- [Goal]:
Give the listing again character for character, but drop the images.

^^^^

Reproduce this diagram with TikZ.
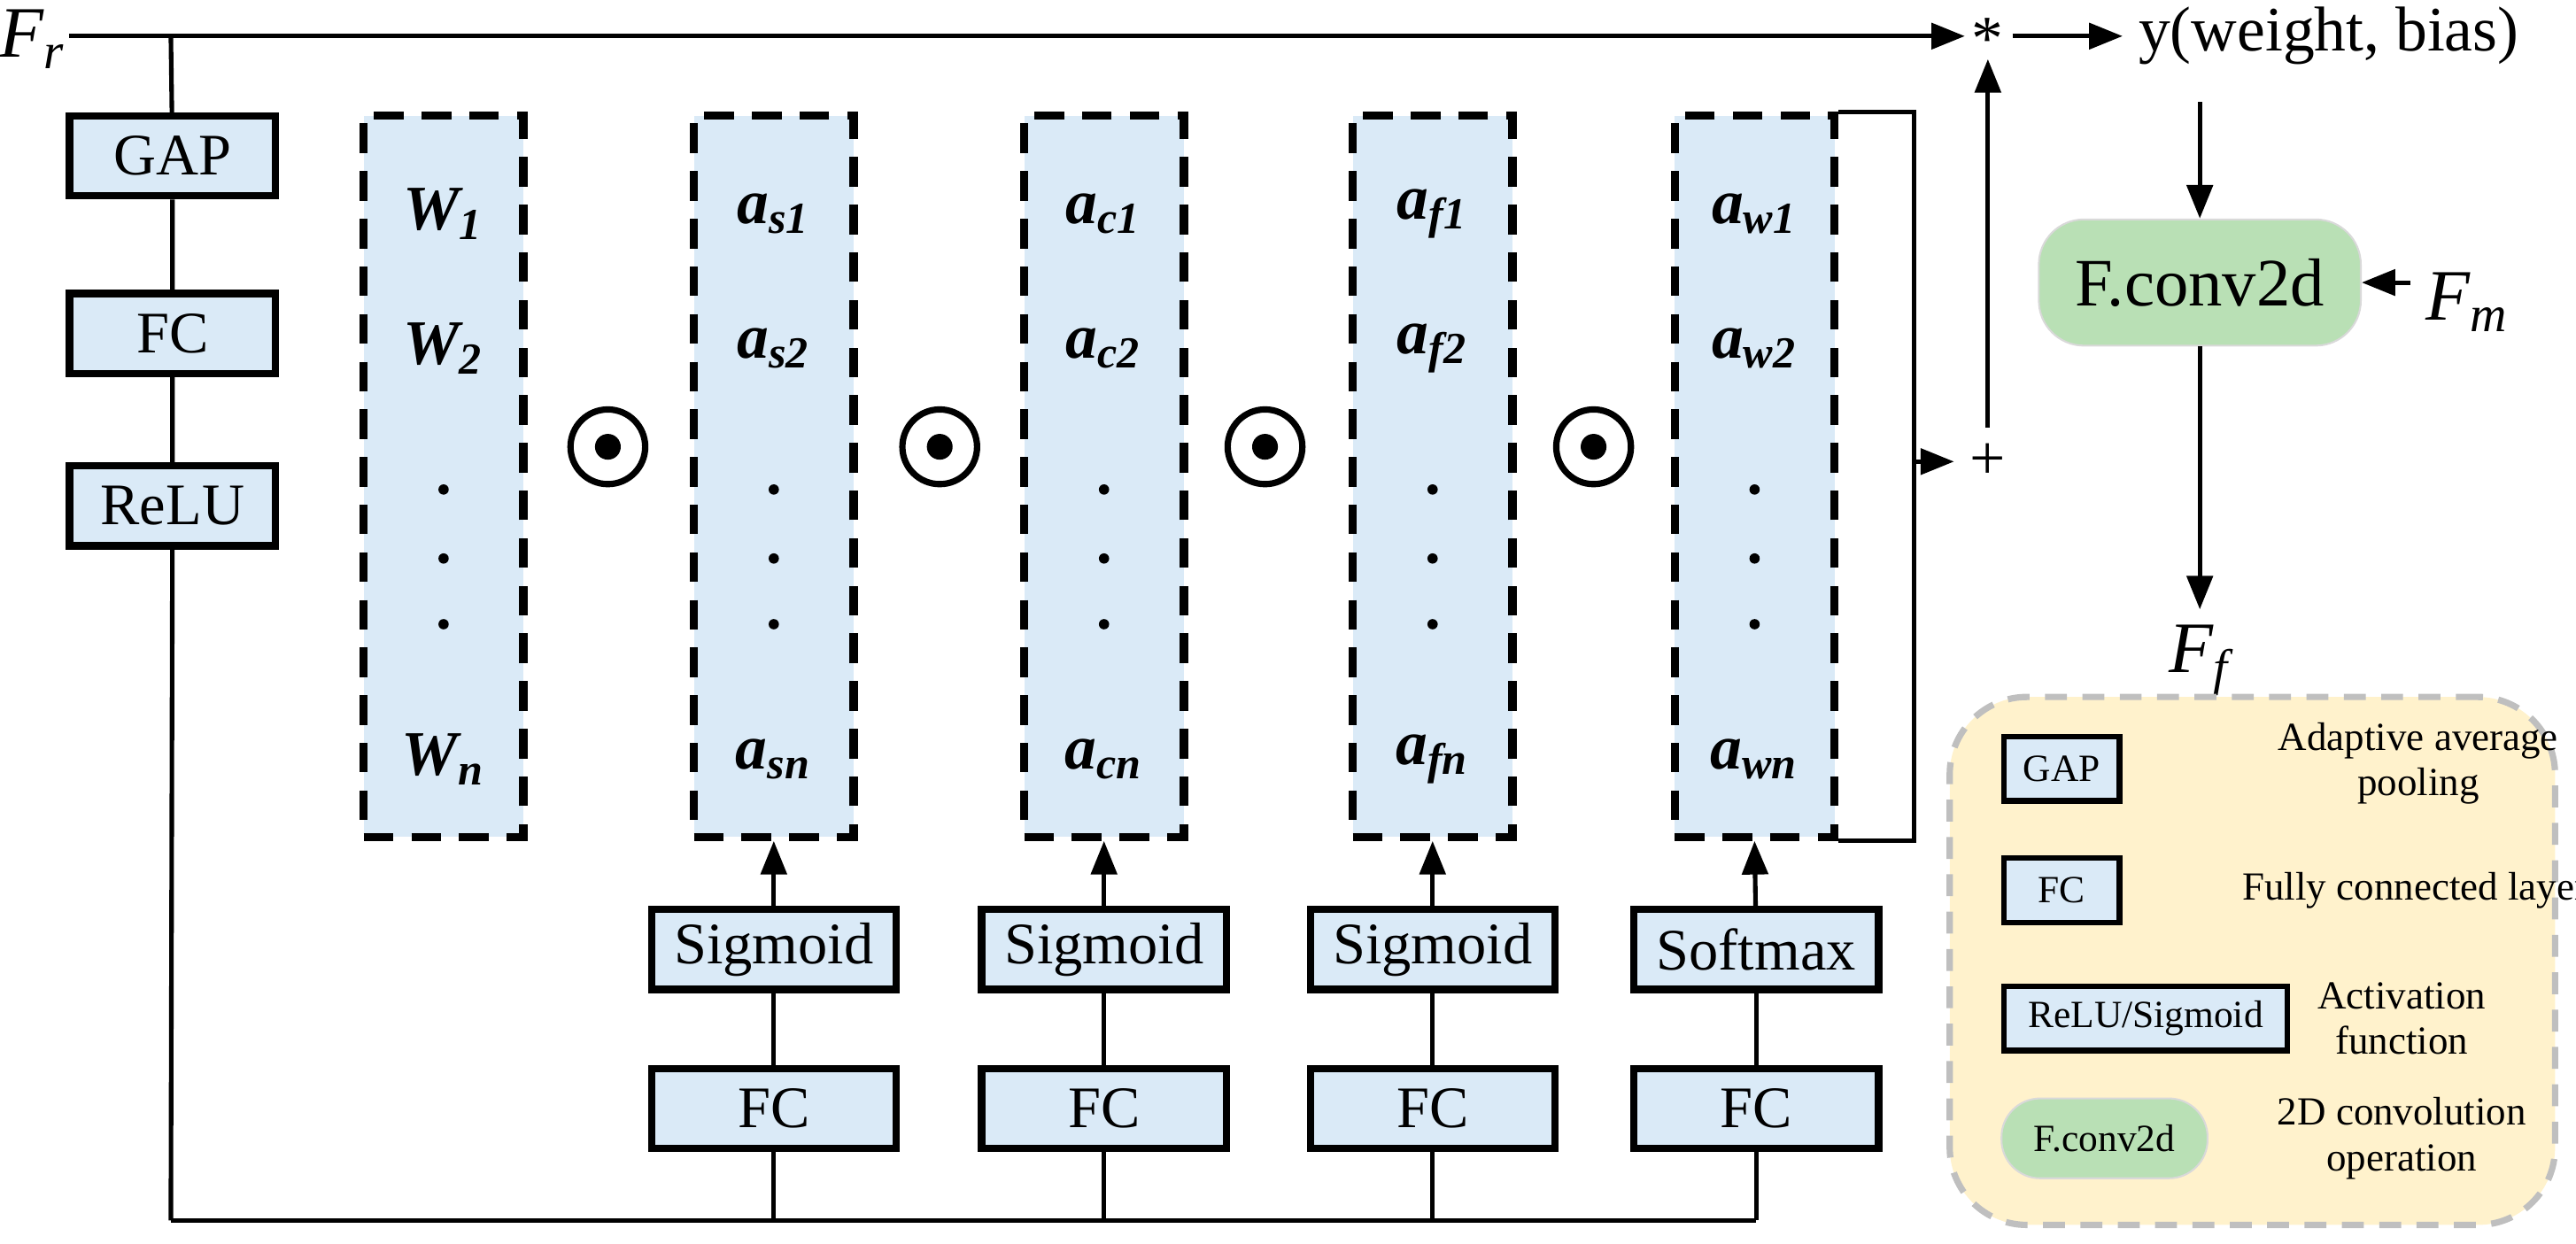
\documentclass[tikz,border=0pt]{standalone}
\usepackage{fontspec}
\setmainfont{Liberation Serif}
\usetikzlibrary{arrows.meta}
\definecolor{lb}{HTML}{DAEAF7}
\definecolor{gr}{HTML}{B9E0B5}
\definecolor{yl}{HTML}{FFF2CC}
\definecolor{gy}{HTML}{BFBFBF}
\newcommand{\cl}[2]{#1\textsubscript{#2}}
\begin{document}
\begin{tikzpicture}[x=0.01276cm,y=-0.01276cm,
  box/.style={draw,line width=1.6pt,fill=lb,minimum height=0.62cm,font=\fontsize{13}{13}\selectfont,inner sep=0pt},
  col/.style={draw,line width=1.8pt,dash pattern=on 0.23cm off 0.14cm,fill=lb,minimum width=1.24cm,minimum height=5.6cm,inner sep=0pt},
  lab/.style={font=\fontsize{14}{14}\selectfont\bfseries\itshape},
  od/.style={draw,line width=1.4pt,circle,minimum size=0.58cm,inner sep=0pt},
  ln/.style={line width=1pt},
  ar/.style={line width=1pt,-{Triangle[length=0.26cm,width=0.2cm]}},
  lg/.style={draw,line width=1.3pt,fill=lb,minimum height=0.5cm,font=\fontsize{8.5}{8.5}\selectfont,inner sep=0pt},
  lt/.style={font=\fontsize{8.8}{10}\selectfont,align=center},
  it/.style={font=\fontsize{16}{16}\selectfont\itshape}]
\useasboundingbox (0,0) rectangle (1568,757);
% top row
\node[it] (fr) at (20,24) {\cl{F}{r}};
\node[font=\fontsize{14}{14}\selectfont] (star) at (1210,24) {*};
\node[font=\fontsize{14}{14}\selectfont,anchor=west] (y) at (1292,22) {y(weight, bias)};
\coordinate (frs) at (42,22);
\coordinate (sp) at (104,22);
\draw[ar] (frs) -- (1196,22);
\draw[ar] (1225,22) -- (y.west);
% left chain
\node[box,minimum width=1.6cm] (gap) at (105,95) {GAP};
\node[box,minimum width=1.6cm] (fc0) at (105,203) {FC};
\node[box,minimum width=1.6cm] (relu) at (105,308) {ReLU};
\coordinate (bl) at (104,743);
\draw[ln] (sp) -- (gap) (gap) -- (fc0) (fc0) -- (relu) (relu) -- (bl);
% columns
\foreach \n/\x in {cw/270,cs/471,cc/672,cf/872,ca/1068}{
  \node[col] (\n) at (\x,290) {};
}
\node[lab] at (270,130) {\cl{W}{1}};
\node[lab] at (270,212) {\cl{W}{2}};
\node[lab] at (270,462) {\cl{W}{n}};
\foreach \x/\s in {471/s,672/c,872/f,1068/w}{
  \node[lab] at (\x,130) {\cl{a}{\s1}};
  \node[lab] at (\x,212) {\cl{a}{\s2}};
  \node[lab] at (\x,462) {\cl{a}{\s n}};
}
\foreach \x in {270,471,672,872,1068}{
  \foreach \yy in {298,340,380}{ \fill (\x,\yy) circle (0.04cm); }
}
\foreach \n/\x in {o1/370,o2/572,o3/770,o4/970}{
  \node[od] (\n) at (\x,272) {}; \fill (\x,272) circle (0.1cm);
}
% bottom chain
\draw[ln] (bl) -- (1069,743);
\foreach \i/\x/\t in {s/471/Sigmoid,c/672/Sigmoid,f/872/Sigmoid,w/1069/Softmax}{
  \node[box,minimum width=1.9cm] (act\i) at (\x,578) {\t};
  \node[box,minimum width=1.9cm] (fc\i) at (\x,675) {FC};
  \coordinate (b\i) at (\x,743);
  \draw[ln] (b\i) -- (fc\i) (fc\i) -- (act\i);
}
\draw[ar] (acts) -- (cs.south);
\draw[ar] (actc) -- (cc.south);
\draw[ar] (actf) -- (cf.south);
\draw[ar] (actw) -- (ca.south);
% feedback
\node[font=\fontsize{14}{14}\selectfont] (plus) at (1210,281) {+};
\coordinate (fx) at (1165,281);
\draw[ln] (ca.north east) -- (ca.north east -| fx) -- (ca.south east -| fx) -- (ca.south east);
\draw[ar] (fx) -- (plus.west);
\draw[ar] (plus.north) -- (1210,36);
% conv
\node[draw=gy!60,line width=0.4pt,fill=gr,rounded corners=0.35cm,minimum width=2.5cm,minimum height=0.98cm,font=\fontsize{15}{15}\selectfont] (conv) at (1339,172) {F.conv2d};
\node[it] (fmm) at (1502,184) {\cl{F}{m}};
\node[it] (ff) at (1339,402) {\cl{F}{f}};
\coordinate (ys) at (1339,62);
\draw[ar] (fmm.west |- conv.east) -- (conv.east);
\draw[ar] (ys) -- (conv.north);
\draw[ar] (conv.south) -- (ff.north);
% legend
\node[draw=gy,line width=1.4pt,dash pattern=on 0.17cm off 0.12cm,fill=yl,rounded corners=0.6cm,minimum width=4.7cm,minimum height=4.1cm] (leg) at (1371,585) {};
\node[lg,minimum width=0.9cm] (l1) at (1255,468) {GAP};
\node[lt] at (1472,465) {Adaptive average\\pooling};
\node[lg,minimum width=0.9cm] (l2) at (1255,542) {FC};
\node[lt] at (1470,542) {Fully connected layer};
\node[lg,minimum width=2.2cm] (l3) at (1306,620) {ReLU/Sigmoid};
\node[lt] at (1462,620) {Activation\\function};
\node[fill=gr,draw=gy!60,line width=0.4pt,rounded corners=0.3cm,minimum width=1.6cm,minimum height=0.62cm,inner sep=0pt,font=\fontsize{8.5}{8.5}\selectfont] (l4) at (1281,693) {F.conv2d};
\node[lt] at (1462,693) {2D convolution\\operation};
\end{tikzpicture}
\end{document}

^^^^

- [Problem solution]:
Reproduce this diagram with TikZ.
\documentclass[tikz,border=0pt]{standalone}
\usepackage{fontspec}
\setmainfont{Liberation Serif}
\usetikzlibrary{arrows.meta}
\definecolor{lb}{HTML}{DAEAF7}
\definecolor{gr}{HTML}{B9E0B5}
\definecolor{yl}{HTML}{FFF2CC}
\definecolor{gy}{HTML}{BFBFBF}
\newcommand{\cl}[2]{#1\textsubscript{#2}}
\begin{document}
\begin{tikzpicture}[x=0.01276cm,y=-0.01276cm,
  box/.style={draw,line width=1.6pt,fill=lb,minimum height=0.62cm,font=\fontsize{13}{13}\selectfont,inner sep=0pt},
  col/.style={draw,line width=1.8pt,dash pattern=on 0.23cm off 0.14cm,fill=lb,minimum width=1.24cm,minimum height=5.6cm,inner sep=0pt},
  lab/.style={font=\fontsize{14}{14}\selectfont\bfseries\itshape},
  od/.style={draw,line width=1.4pt,circle,minimum size=0.58cm,inner sep=0pt},
  ln/.style={line width=1pt},
  ar/.style={line width=1pt,-{Triangle[length=0.26cm,width=0.2cm]}},
  lg/.style={draw,line width=1.3pt,fill=lb,minimum height=0.5cm,font=\fontsize{8.5}{8.5}\selectfont,inner sep=0pt},
  lt/.style={font=\fontsize{8.8}{10}\selectfont,align=center},
  it/.style={font=\fontsize{16}{16}\selectfont\itshape}]
\useasboundingbox (0,0) rectangle (1568,757);
% top row
\node[it] (fr) at (20,24) {\cl{F}{r}};
\node[font=\fontsize{14}{14}\selectfont] (star) at (1210,24) {*};
\node[font=\fontsize{14}{14}\selectfont,anchor=west] (y) at (1292,22) {y(weight, bias)};
\coordinate (frs) at (42,22);
\coordinate (sp) at (104,22);
\draw[ar] (frs) -- (1196,22);
\draw[ar] (1225,22) -- (y.west);
% left chain
\node[box,minimum width=1.6cm] (gap) at (105,95) {GAP};
\node[box,minimum width=1.6cm] (fc0) at (105,203) {FC};
\node[box,minimum width=1.6cm] (relu) at (105,308) {ReLU};
\coordinate (bl) at (104,743);
\draw[ln] (sp) -- (gap) (gap) -- (fc0) (fc0) -- (relu) (relu) -- (bl);
% columns
\foreach \n/\x in {cw/270,cs/471,cc/672,cf/872,ca/1068}{
  \node[col] (\n) at (\x,290) {};
}
\node[lab] at (270,130) {\cl{W}{1}};
\node[lab] at (270,212) {\cl{W}{2}};
\node[lab] at (270,462) {\cl{W}{n}};
\foreach \x/\s in {471/s,672/c,872/f,1068/w}{
  \node[lab] at (\x,130) {\cl{a}{\s1}};
  \node[lab] at (\x,212) {\cl{a}{\s2}};
  \node[lab] at (\x,462) {\cl{a}{\s n}};
}
\foreach \x in {270,471,672,872,1068}{
  \foreach \yy in {298,340,380}{ \fill (\x,\yy) circle (0.04cm); }
}
\foreach \n/\x in {o1/370,o2/572,o3/770,o4/970}{
  \node[od] (\n) at (\x,272) {}; \fill (\x,272) circle (0.1cm);
}
% bottom chain
\draw[ln] (bl) -- (1069,743);
\foreach \i/\x/\t in {s/471/Sigmoid,c/672/Sigmoid,f/872/Sigmoid,w/1069/Softmax}{
  \node[box,minimum width=1.9cm] (act\i) at (\x,578) {\t};
  \node[box,minimum width=1.9cm] (fc\i) at (\x,675) {FC};
  \coordinate (b\i) at (\x,743);
  \draw[ln] (b\i) -- (fc\i) (fc\i) -- (act\i);
}
\draw[ar] (acts) -- (cs.south);
\draw[ar] (actc) -- (cc.south);
\draw[ar] (actf) -- (cf.south);
\draw[ar] (actw) -- (ca.south);
% feedback
\node[font=\fontsize{14}{14}\selectfont] (plus) at (1210,281) {+};
\coordinate (fx) at (1165,281);
\draw[ln] (ca.north east) -- (ca.north east -| fx) -- (ca.south east -| fx) -- (ca.south east);
\draw[ar] (fx) -- (plus.west);
\draw[ar] (plus.north) -- (1210,36);
% conv
\node[draw=gy!60,line width=0.4pt,fill=gr,rounded corners=0.35cm,minimum width=2.5cm,minimum height=0.98cm,font=\fontsize{15}{15}\selectfont] (conv) at (1339,172) {F.conv2d};
\node[it] (fmm) at (1502,184) {\cl{F}{m}};
\node[it] (ff) at (1339,402) {\cl{F}{f}};
\coordinate (ys) at (1339,62);
\draw[ar] (fmm.west |- conv.east) -- (conv.east);
\draw[ar] (ys) -- (conv.north);
\draw[ar] (conv.south) -- (ff.north);
% legend
\node[draw=gy,line width=1.4pt,dash pattern=on 0.17cm off 0.12cm,fill=yl,rounded corners=0.6cm,minimum width=4.7cm,minimum height=4.1cm] (leg) at (1371,585) {};
\node[lg,minimum width=0.9cm] (l1) at (1255,468) {GAP};
\node[lt] at (1472,465) {Adaptive average\\pooling};
\node[lg,minimum width=0.9cm] (l2) at (1255,542) {FC};
\node[lt] at (1470,542) {Fully connected layer};
\node[lg,minimum width=2.2cm] (l3) at (1306,620) {ReLU/Sigmoid};
\node[lt] at (1462,620) {Activation\\function};
\node[fill=gr,draw=gy!60,line width=0.4pt,rounded corners=0.3cm,minimum width=1.6cm,minimum height=0.62cm,inner sep=0pt,font=\fontsize{8.5}{8.5}\selectfont] (l4) at (1281,693) {F.conv2d};
\node[lt] at (1462,693) {2D convolution\\operation};
\end{tikzpicture}
\end{document}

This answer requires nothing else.